SB: I'm not an expert on the U.S. News rankings, so I can't say for sure. But it's certainly the case that the low-income students these highly exclusive colleges are enrolling are of an extremely high caliber. They are the cream of the crop -- so they don't hurt a school's rankings at all. Amherst College is a perfect example. The school has made great strides over the last decade in becoming one of the most socioeconomically diverse of the elite private colleges. At the same time, U.S. News continues to consistently rank Amherst as one of the top three liberal arts colleges in the country.
EW: Is there a private school that could serve as a model for others?
SB: In the report, I point to Amherst and Reed Colleges -- schools that have been led by presidents who were deeply committed to enrolling low-income students and charging them affordable prices. This has been particularly impressive at Reed, which has an endowment that is a fraction of Amherst’s. I think one thing this paper shows is that it is very possible for top colleges to be truly socio-economically diverse, but it takes real commitment from a school's leadership to achieve this.
EW: What about a public school?
SB: There are a significant number of public colleges that continue to enroll a substantial share of low-income students and charge them a manageable net price. I wasn’t quite sure how to determine which of these is doing the best job.
EW: What are some of the key differences you see in the way this trend is playing out in public vs. private institutions?
SB: Low-income students are generally doing much better at public colleges than at private ones. However, as public institutions deal with decreasing state funding and growing competition, particularly for out-of-state students, they are increasingly adopting the enrollment practices of their private college counterparts -- using their institutional aid strategically to attract the best students and the wealthiest. This is alarming because it could truly shut down what has long been a pathway to the middle class for students from low-income and working-class families.
EW: If readers only remember three statistics from the paper – which ones should they take away?
SB: 1. Nearly two-thirds of the private colleges analyzed in the paper charged students from the lowest-income families, those making $30,000 or less annually, an average net price of over $15,000 a year.
2. Only 53 private colleges, or 11 percent of those examined, charged the lowest-income students an average net price under $10,000.
3. 164 public colleges, or 34 percent of those analyzed, charged the most financially needy students an average net price over $10,000, with a quarter of them coming from just two states: Ohio and Pennsylvania.
EW: What are the best next steps for policymakers?
SB: Policymakers need to acknowledge this doesn’t seem to be a problem that colleges can solve on their own.

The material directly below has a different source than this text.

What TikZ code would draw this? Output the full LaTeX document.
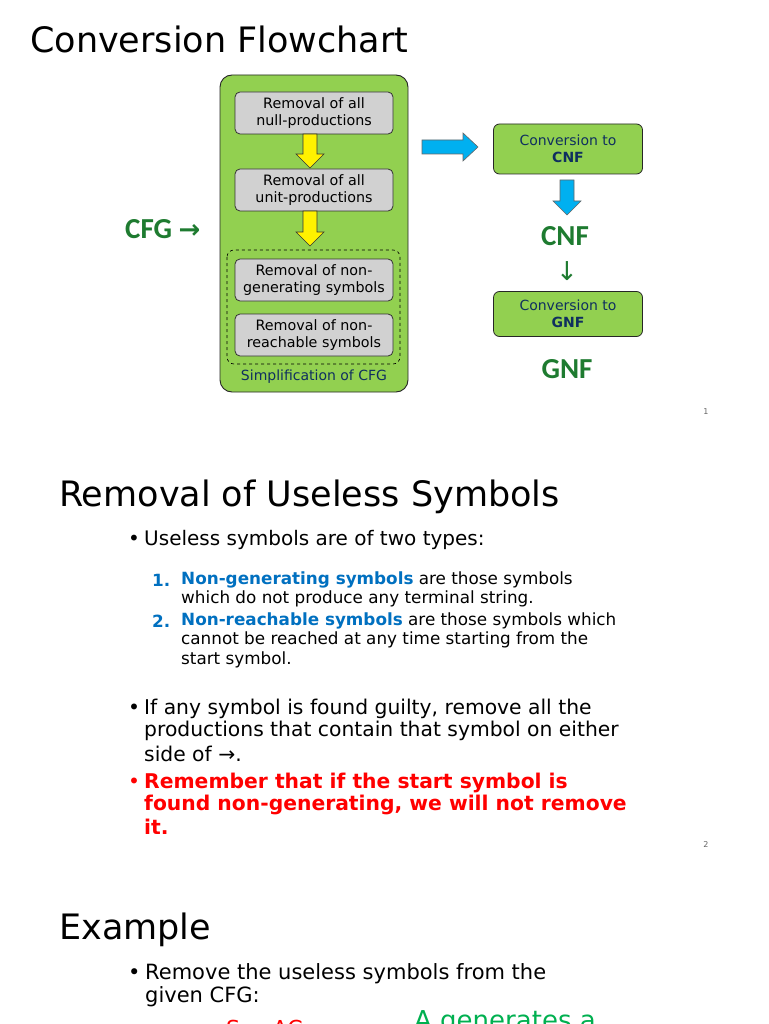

New America's Education Policy Program has recommended that the government take a carrot-and-stick approach. The carrot is to help schools that don't have the resources to keep down the net prices of the low-income students they serve. The plan would offer Pell bonuses to financially-strapped public and private four-year colleges that serve a substantial share of Pell Grant recipients and graduate at least half of their students school-wide. The goal would be to help these schools boost their institutional aid budgets and bring down the net prices they charge the neediest students.
The stick is for wealthier colleges that have chosen to divert their aid to try to buy the best students so they can climb the U.S. News rankings. These schools would be required to match at least a share of the Pell dollars they receive.
Together, the Pell matching and Pell bonus proposals are aimed at ensuring that colleges live up to their commitments to serve as engines of opportunity, rather than as perpetuators of inequality.